Self-Deprecation: One album was named An Evening Wasted with Tom Lehrer; another's cover quoted several unflattering reviews of his work, including one from the New York Times saying "Mr. Lehrer's muse is not fettered by such inhibiting factors as taste."
Sesquipedalian Loquaciousness: Professor Lehrer would frequently utilize very elongated words and sophisticated language.
Shout Out: In some cases. For example, "Smut" has Shout Outs to two classic works of erotic literature, Fanny Hill and Lady Chatterleys Lover. Lehrer also joked that he'd always wanted to write a mathematics textbook because he had a title he knew would sell a million copies: Tropic of Calculus.
"I have a song here which I realize should be accompanied on a folk instrument, in which category the piano does not, alas, qualify.
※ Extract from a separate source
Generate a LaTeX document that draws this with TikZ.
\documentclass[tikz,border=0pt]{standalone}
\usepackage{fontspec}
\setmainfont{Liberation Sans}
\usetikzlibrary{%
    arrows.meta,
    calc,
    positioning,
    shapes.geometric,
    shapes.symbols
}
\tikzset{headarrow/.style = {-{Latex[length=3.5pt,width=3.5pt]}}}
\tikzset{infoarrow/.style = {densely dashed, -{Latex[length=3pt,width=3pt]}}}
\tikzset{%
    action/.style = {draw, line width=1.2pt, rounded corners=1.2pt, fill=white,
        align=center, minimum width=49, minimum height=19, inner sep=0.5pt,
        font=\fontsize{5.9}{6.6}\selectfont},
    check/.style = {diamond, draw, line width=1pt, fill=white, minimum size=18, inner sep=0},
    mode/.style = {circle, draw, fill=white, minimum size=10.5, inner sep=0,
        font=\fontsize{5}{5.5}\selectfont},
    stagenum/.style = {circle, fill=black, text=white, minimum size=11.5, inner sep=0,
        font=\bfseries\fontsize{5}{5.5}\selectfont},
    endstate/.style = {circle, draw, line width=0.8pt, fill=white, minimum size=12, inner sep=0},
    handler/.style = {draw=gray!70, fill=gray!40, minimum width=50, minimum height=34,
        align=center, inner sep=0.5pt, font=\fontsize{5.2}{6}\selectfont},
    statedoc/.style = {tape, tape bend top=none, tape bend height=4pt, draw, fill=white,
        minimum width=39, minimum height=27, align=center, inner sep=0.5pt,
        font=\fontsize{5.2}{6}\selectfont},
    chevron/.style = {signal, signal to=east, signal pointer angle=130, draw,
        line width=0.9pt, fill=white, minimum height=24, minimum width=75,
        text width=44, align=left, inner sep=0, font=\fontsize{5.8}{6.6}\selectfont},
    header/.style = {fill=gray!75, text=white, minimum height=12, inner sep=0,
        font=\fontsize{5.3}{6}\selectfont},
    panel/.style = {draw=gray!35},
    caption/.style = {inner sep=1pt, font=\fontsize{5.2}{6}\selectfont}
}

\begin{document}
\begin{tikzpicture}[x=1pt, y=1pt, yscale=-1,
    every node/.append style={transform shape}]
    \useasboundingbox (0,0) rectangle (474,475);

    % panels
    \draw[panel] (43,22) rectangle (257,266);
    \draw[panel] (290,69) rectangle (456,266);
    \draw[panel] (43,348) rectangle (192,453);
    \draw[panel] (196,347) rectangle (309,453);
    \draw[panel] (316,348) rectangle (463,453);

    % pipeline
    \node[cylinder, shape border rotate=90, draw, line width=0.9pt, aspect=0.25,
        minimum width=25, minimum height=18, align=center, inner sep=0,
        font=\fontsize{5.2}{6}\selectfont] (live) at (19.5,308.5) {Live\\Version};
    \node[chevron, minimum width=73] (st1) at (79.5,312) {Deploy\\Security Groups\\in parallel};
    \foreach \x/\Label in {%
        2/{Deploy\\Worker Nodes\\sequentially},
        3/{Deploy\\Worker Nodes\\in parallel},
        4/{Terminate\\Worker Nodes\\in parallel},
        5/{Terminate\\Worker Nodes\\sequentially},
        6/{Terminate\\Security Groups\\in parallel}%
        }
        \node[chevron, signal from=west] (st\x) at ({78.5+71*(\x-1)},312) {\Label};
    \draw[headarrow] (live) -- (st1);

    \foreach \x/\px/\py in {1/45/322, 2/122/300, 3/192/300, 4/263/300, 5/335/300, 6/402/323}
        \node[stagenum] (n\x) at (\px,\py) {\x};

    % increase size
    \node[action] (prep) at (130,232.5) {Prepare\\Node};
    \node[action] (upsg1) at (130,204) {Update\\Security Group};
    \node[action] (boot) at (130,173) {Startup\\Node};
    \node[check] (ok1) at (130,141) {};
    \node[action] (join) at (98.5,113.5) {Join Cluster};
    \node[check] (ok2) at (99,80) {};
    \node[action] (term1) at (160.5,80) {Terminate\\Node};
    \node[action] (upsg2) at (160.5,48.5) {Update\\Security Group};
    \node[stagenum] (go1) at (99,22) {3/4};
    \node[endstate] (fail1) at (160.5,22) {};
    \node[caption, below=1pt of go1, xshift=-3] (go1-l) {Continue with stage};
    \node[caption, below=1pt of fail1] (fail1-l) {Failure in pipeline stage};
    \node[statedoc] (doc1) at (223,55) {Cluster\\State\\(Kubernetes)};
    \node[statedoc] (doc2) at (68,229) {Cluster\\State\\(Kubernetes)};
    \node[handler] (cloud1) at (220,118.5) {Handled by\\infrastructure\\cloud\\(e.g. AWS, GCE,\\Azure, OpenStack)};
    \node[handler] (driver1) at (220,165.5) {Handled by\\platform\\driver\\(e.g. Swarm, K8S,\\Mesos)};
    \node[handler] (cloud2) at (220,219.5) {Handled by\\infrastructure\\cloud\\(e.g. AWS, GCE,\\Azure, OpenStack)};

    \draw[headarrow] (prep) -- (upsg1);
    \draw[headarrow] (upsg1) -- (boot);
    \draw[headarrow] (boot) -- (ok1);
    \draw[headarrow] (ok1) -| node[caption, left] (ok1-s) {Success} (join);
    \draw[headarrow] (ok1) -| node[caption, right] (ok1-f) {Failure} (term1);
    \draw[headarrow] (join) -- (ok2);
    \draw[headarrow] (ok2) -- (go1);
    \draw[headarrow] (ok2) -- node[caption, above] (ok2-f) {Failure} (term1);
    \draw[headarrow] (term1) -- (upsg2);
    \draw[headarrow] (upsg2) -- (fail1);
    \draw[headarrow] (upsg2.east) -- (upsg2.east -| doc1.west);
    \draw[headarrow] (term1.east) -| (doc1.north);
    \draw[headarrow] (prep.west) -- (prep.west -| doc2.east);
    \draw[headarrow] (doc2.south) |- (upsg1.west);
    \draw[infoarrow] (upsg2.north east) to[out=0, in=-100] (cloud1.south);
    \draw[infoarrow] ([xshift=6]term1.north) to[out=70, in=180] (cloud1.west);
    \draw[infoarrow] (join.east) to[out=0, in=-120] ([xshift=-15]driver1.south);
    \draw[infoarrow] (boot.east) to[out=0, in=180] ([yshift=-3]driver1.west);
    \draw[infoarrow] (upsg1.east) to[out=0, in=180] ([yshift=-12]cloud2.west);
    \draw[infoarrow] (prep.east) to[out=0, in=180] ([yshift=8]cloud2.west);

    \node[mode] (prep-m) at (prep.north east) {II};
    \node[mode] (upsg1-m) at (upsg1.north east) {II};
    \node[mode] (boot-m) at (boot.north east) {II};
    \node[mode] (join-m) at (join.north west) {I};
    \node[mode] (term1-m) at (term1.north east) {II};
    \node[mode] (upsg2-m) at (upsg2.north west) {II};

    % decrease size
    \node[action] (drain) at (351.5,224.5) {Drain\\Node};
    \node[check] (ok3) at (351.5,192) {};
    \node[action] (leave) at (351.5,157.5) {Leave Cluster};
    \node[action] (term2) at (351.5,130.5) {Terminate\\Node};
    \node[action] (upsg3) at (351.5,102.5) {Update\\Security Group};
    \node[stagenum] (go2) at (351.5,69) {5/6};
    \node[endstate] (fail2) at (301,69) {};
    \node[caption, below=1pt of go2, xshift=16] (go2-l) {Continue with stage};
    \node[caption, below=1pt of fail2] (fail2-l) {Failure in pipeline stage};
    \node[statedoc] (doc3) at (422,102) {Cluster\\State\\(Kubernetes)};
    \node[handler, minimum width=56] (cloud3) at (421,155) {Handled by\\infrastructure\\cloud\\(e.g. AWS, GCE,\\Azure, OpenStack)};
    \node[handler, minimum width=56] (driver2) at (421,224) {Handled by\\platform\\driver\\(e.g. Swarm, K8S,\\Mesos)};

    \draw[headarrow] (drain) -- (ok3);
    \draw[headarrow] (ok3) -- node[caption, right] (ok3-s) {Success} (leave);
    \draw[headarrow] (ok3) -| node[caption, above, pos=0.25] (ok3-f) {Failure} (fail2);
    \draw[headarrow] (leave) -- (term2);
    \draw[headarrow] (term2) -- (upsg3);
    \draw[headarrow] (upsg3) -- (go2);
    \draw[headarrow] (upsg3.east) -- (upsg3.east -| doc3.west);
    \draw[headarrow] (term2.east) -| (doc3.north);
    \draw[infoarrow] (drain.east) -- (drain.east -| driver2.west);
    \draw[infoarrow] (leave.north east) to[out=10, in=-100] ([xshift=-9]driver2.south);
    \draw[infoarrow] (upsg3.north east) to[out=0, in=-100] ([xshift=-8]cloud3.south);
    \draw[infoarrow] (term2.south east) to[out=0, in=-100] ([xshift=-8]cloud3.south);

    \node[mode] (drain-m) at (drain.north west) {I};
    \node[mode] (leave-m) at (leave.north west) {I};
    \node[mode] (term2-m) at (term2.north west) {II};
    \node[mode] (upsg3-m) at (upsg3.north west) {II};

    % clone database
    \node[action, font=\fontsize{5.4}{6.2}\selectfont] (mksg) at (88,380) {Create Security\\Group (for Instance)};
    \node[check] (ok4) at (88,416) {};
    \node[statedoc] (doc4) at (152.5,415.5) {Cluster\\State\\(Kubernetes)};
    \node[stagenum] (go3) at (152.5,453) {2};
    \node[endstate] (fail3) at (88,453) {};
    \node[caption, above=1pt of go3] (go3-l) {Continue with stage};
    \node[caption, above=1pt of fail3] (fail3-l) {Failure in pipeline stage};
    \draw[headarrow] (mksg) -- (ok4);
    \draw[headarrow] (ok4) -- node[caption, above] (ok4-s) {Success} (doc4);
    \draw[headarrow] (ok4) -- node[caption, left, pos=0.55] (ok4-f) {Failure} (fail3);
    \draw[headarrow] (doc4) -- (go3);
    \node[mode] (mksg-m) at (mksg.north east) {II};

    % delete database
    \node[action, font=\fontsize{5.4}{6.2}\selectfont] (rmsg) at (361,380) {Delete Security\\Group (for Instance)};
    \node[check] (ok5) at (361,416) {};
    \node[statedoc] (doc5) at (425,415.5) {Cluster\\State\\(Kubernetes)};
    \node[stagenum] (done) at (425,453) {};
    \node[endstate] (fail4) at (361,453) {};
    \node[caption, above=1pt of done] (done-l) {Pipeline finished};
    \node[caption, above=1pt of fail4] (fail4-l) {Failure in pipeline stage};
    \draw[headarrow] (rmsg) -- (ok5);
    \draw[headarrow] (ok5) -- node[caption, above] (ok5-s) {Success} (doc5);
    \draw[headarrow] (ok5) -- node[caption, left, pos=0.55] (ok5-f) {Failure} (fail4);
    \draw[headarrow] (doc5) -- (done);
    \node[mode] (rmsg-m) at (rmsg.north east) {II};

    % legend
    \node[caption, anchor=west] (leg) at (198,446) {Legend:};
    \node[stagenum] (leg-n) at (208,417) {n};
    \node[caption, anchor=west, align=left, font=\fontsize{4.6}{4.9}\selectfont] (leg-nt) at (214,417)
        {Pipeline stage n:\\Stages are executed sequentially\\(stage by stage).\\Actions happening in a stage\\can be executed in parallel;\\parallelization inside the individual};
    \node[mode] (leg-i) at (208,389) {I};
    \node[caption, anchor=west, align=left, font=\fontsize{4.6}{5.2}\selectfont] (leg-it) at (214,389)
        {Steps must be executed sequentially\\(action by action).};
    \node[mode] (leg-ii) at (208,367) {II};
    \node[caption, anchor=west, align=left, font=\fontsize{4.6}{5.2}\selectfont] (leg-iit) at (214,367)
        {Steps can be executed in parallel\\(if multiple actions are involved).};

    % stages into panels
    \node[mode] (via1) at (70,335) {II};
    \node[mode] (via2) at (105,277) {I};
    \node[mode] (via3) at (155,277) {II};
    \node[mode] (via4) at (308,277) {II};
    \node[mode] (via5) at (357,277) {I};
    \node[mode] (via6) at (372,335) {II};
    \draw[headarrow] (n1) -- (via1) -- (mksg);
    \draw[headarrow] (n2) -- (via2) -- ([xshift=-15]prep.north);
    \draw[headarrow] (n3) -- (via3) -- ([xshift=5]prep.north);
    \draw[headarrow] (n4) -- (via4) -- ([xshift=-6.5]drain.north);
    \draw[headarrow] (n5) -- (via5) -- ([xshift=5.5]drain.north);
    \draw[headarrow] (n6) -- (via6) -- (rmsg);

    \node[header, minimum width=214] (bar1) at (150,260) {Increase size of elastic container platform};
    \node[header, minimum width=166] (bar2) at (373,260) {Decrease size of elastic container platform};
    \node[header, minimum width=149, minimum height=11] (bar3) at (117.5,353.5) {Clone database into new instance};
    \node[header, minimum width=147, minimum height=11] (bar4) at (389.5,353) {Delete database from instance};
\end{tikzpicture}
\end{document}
So imagine, if you will, that I am playing an 88-string guitar."
Then he does it again in the song itself, where he also pokes fun at the lyrical version:
The tune don't have to be clever,
And it don't matter if you put a couple extra syllables into a line.
It sounds more ethnic if it ain't good English,
And it don't even gotta rhyme—excuse me—rhyne.
Trophy Husband: "Alma", a ballad dedicated to socialite Alma Mahler Gropius Werfel, whom he praises for managing to marry three of the greatest minds of the day and having the raciest obituary he had ever had the pleasure of reading.
Viewers Are Geniuses: The historical stuff nowadays, thanks to the topical aspect (see The Great Politics Mess-Up, Parental Bonus). His scientific songs, though, definitely qualify; in fact, before Lehrer even recorded an album, he performed the "Physical Revue" to a group of Harvard physics students.